-- START ENTRIES SHOWN --

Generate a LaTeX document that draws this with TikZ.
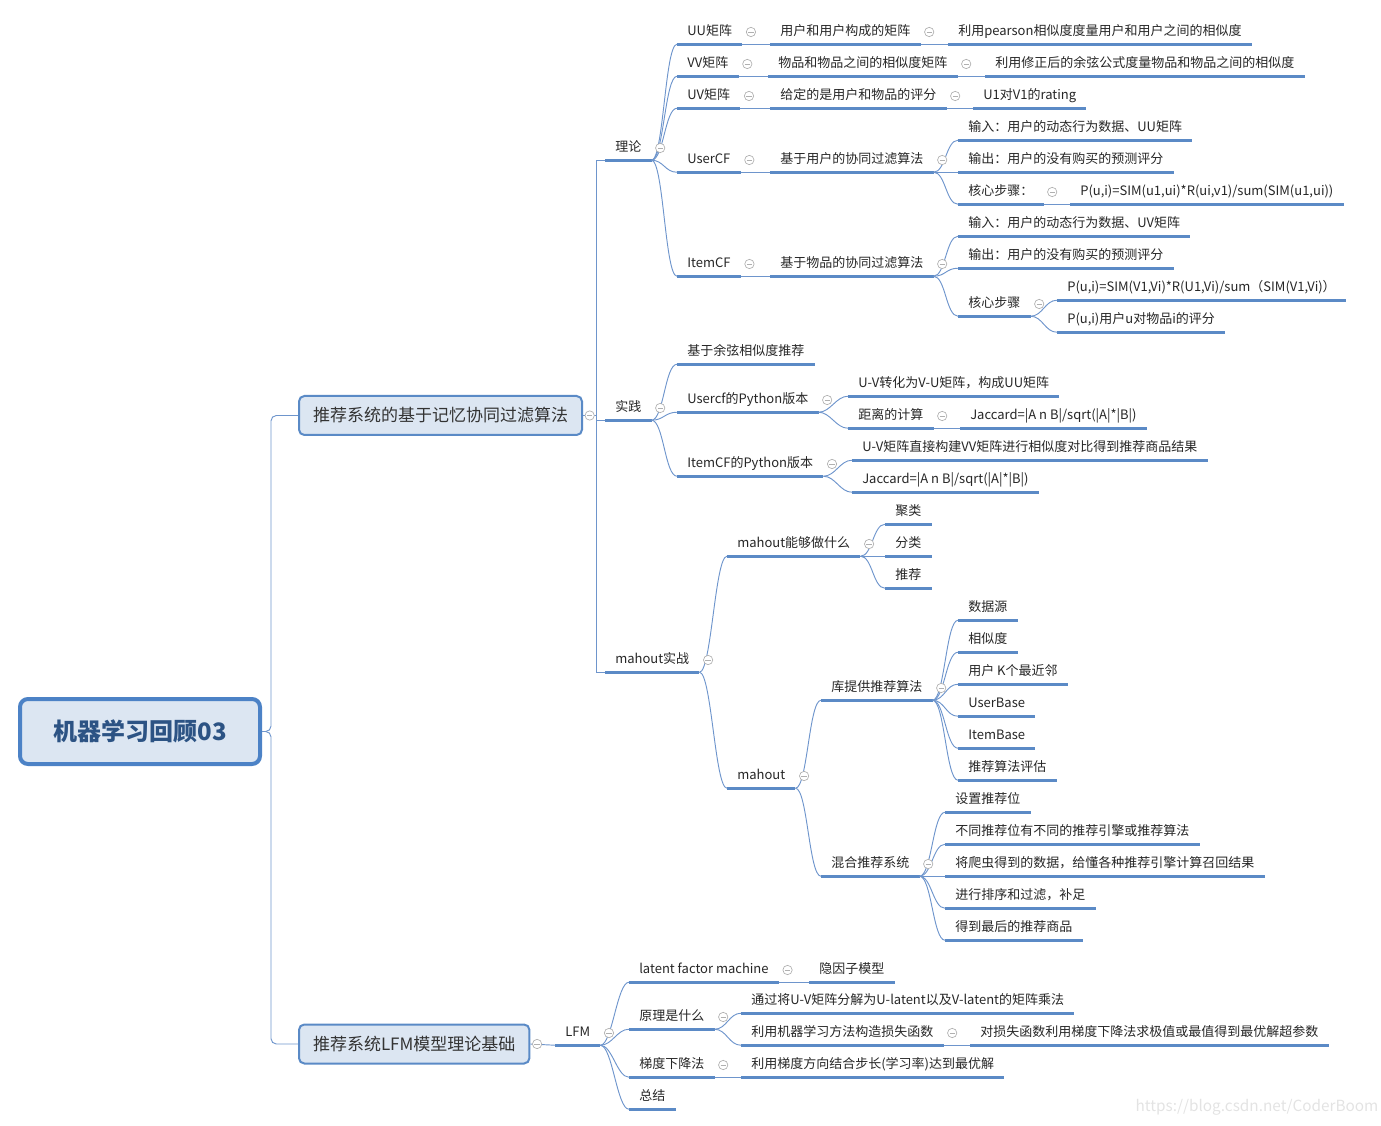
\documentclass[tikz,border=0pt]{standalone}
\usepackage{fontspec}
\setmainfont{Noto Sans CJK SC}

\definecolor{lineblue}{HTML}{5B8AC6}
\definecolor{linkblue}{HTML}{6E95CC}
\definecolor{boxfill}{HTML}{DCE6F2}
\definecolor{boxline}{HTML}{5A8AC6}
\definecolor{rootline}{HTML}{4C82C6}
\definecolor{roottext}{HTML}{2C5384}
\definecolor{foldgray}{HTML}{B0B0B0}

\tikzset{
  topic/.style={anchor=west, yshift=-1.5pt, inner xsep=7.5pt, inner ysep=4.1pt, text height=7.5pt, text depth=2.25pt,
    font=\fontsize{9.75}{11}\selectfont, text=black!85},
  uline/.style={draw=lineblue, line width=2.5pt},
  link/.style={draw=linkblue, line width=0.7pt},
  branch/.style={to path={.. controls +(12,0) and +(-12,0) .. (\tikztotarget)}},
  fold/.style={circle, draw=foldgray, fill=white, line width=0.5pt, minimum size=7pt, inner sep=0pt,
    path picture={\draw[foldgray, line width=0.5pt] ([xshift=-2pt]path picture bounding box.center) -- ([xshift=2pt]path picture bounding box.center);}},
  mainbox/.style={anchor=west, draw=boxline, line width=1.5pt, fill=boxfill, rounded corners=4pt,
    inner xsep=10.5pt, minimum height=29.25pt, font=\fontsize{12.75}{14}\selectfont, text=black!80},
  rootbox/.style={draw=rootline, line width=3pt, fill=boxfill, rounded corners=6pt,
    minimum width=180pt, minimum height=48.75pt, font=\fontsize{18}{20}\selectfont\bfseries, text=roottext},
}

\begin{document}
\begin{tikzpicture}[x=0.75pt, y=-0.75pt]
    \useasboundingbox (0,0) rectangle (1381,1126);

    % Root and the two main topics
    \node[rootbox] (root) at (140,731.5) {机器学习回顾03};
    \node[mainbox] (m1) at (298,415.5) {推荐系统的基于记忆协同过滤算法};
    \node[mainbox] (m2) at (298,1044) {推荐系统LFM模型理论基础};

    % Memory based CF: theory
    \node[topic] (lilun) at (605,146) {理论};
    \node[topic] (shijian) at (605,406) {实践};
    \node[topic] (mhzs) at (605,658) {mahout实战};

    \node[topic] (uu) at (677,30) {UU矩阵};
    \node[topic] (vv) at (677,62) {VV矩阵};
    \node[topic] (uv) at (677,94) {UV矩阵};
    \node[topic] (ucf) at (677,158) {UserCF};
    \node[topic] (icf) at (677,262) {ItemCF};

    \node[topic] (uum) at (770,30) {用户和用户构成的矩阵};
    \node[topic] (uumd) at (948,30) {利用pearson相似度度量用户和用户之间的相似度};
    \node[topic] (vvm) at (768,62) {物品和物品之间的相似度矩阵};
    \node[topic] (vvmd) at (985,62) {利用修正后的余弦公式度量物品和物品之间的相似度};
    \node[topic] (uvm) at (770,94) {给定的是用户和物品的评分};
    \node[topic] (uvmd) at (973,94) {U1对V1的rating};
    \node[topic] (ucfa) at (770,158) {基于用户的协同过滤算法};
    \node[topic] (ucfin) at (958,126) {输入：用户的动态行为数据、UU矩阵};
    \node[topic] (ucfout) at (958,158) {输出：用户的没有购买的预测评分};
    \node[topic] (ucfcore) at (958,190) {核心步骤：};
    \node[topic] (ucff) at (1070,190) {P(u,i)=SIM(u1,ui)*R(ui,v1)/sum(SIM(u1,ui))};
    \node[topic] (icfa) at (770,262) {基于物品的协同过滤算法};
    \node[topic] (icfin) at (958,222) {输入：用户的动态行为数据、UV矩阵};
    \node[topic] (icfout) at (958,254) {输出：用户的没有购买的预测评分};
    \node[topic] (icfcore) at (958,302) {核心步骤};
    \node[topic] (icff) at (1057,286) {P(u,i)=SIM(V1,Vi)*R(U1,Vi)/sum（SIM(V1,Vi)）};
    \node[topic] (icfp) at (1057,318) {P(u,i)用户u对物品i的评分};

    % Memory based CF: practice
    \node[topic] (cos) at (677,350) {基于余弦相似度推荐};
    \node[topic] (ucpy) at (677,398) {Usercf的Python版本};
    \node[topic] (uvvu) at (848,382) {U-V转化为V-U矩阵，构成UU矩阵};
    \node[topic] (dist) at (848,414) {距离的计算};
    \node[topic] (jac1) at (960,414) {Jaccard=|A n B|/sqrt(|A|*|B|)};
    \node[topic] (icpy) at (677,462) {ItemCF的Python版本};
    \node[topic] (uvvv) at (852,446) {U-V矩阵直接构建VV矩阵进行相似度对比得到推荐商品结果};
    \node[topic] (jac2) at (852,478) {Jaccard=|A n B|/sqrt(|A|*|B|)};

    % mahout
    \node[topic] (mcan) at (727,542) {mahout能够做什么};
    \node[topic] (jl) at (885,510) {聚类};
    \node[topic] (fl) at (885,542) {分类};
    \node[topic] (tj) at (885,574) {推荐};
    \node[topic] (mh) at (727,774) {mahout};
    \node[topic] (lib) at (821,686) {库提供推荐算法};
    \node[topic] (sjy) at (958,606) {数据源};
    \node[topic] (xsd) at (958,638) {相似度};
    \node[topic] (knn) at (958,670) {用户 K个最近邻};
    \node[topic] (ub) at (958,702) {UserBase};
    \node[topic] (ib) at (958,734) {ItemBase};
    \node[topic] (pg) at (958,766) {推荐算法评估};
    \node[topic] (hybrid) at (821,862) {混合推荐系统};
    \node[topic] (h1) at (945,798) {设置推荐位};
    \node[topic] (h2) at (945,830) {不同推荐位有不同的推荐引擎或推荐算法};
    \node[topic] (h3) at (945,862) {将爬虫得到的数据，给懂各种推荐引擎计算召回结果};
    \node[topic] (h4) at (945,894) {进行排序和过滤，补足};
    \node[topic] (h5) at (945,926) {得到最后的推荐商品};

    % LFM
    \node[topic] (lfm) at (555,1031) {LFM};
    \node[topic] (lfmach) at (629,968) {latent factor machine};
    \node[topic] (yyz) at (809,968) {隐因子模型};
    \node[topic] (yl) at (629,1015) {原理是什么};
    \node[topic] (yl1) at (741,999) {通过将U-V矩阵分解为U-latent以及V-latent的矩阵乘法};
    \node[topic] (yl2) at (741,1031) {利用机器学习方法构造损失函数};
    \node[topic] (yl2a) at (970,1031) {对损失函数利用梯度下降法求极值或最值得到最优解超参数};
    \node[topic] (td) at (629,1063) {梯度下降法};
    \node[topic] (td1) at (741,1063) {利用梯度方向结合步长(学习率)达到最优解};
    \node[topic] (zj) at (629,1095) {总结};

    % Connectors from the boxes
    \draw[link, rounded corners=4pt] (root.east) -- ++(9,0) |- (m1.west);
    \draw[link, rounded corners=4pt] (root.east) -- ++(9,0) |- (m2.west);
    \foreach \c in {lilun,shijian,mhzs} {
        \draw[link] (m1.east) -- ++(13,0) |- (\c.south west);
        \draw[uline] (\c.south west) -- (\c.south east);
    }
    \draw[link] (m2.east) -- (lfm.south west);
    \draw[uline] (lfm.south west) -- (lfm.south east);

    % Connectors between topics, with the underline of each child
    \foreach \a/\b in {lilun/uu, lilun/vv, lilun/uv, lilun/ucf, lilun/icf,
        uu/uum, uum/uumd, vv/vvm, vvm/vvmd, uv/uvm, uvm/uvmd,
        ucf/ucfa, ucfa/ucfin, ucfa/ucfout, ucfa/ucfcore, ucfcore/ucff,
        icf/icfa, icfa/icfin, icfa/icfout, icfa/icfcore, icfcore/icff, icfcore/icfp,
        shijian/cos, shijian/ucpy, shijian/icpy, ucpy/uvvu, ucpy/dist, dist/jac1, icpy/uvvv, icpy/jac2,
        mhzs/mcan, mhzs/mh, mcan/jl, mcan/fl, mcan/tj, mh/lib, mh/hybrid,
        lib/sjy, lib/xsd, lib/knn, lib/ub, lib/ib, lib/pg,
        hybrid/h1, hybrid/h2, hybrid/h3, hybrid/h4, hybrid/h5,
        lfm/lfmach, lfm/yl, lfm/td, lfm/zj, lfmach/yyz, yl/yl1, yl/yl2, yl2/yl2a, td/td1} {
        \draw[link] (\a.south east) to[branch] (\b.south west);
        \draw[uline] (\b.south west) -- (\b.south east);
    }

    % Fold markers
    \node[fold] (m1-f) at ([xshift=5pt]m1.east) {};
    \node[fold] (m2-f) at ([xshift=5pt]m2.east) {};
    \foreach \p in {lilun, shijian, mhzs, uu, uum, vv, vvm, uv, uvm, ucf, ucfa, ucfcore,
        icf, icfa, icfcore, ucpy, dist, icpy, mcan, mh, lib, hybrid, lfm, lfmach, yl, yl2, td}
        \node[fold] (\p-f) at ([xshift=6.5pt]\p.east) {};

    % Watermark
    \node[font=\fontsize{11.5}{13}\selectfont, text=black!11] (wm) at (1257,1107) {https://blog.csdn.net/CoderBoom};
\end{tikzpicture}
\end{document}
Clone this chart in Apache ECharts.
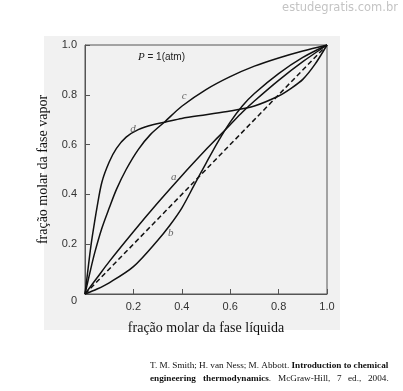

-- END ENTRIES SHOWN --

REQUEST
Make an exact copy of the lines from the top of the material through the line with "(mhzs) at (605,658)", pictures excluded.

SOLUTION TO THIS TASK
Generate a LaTeX document that draws this with TikZ.
\documentclass[tikz,border=0pt]{standalone}
\usepackage{fontspec}
\setmainfont{Noto Sans CJK SC}

\definecolor{lineblue}{HTML}{5B8AC6}
\definecolor{linkblue}{HTML}{6E95CC}
\definecolor{boxfill}{HTML}{DCE6F2}
\definecolor{boxline}{HTML}{5A8AC6}
\definecolor{rootline}{HTML}{4C82C6}
\definecolor{roottext}{HTML}{2C5384}
\definecolor{foldgray}{HTML}{B0B0B0}

\tikzset{
  topic/.style={anchor=west, yshift=-1.5pt, inner xsep=7.5pt, inner ysep=4.1pt, text height=7.5pt, text depth=2.25pt,
    font=\fontsize{9.75}{11}\selectfont, text=black!85},
  uline/.style={draw=lineblue, line width=2.5pt},
  link/.style={draw=linkblue, line width=0.7pt},
  branch/.style={to path={.. controls +(12,0) and +(-12,0) .. (\tikztotarget)}},
  fold/.style={circle, draw=foldgray, fill=white, line width=0.5pt, minimum size=7pt, inner sep=0pt,
    path picture={\draw[foldgray, line width=0.5pt] ([xshift=-2pt]path picture bounding box.center) -- ([xshift=2pt]path picture bounding box.center);}},
  mainbox/.style={anchor=west, draw=boxline, line width=1.5pt, fill=boxfill, rounded corners=4pt,
    inner xsep=10.5pt, minimum height=29.25pt, font=\fontsize{12.75}{14}\selectfont, text=black!80},
  rootbox/.style={draw=rootline, line width=3pt, fill=boxfill, rounded corners=6pt,
    minimum width=180pt, minimum height=48.75pt, font=\fontsize{18}{20}\selectfont\bfseries, text=roottext},
}

\begin{document}
\begin{tikzpicture}[x=0.75pt, y=-0.75pt]
    \useasboundingbox (0,0) rectangle (1381,1126);

    % Root and the two main topics
    \node[rootbox] (root) at (140,731.5) {机器学习回顾03};
    \node[mainbox] (m1) at (298,415.5) {推荐系统的基于记忆协同过滤算法};
    \node[mainbox] (m2) at (298,1044) {推荐系统LFM模型理论基础};

    % Memory based CF: theory
    \node[topic] (lilun) at (605,146) {理论};
    \node[topic] (shijian) at (605,406) {实践};
    \node[topic] (mhzs) at (605,658) {mahout实战};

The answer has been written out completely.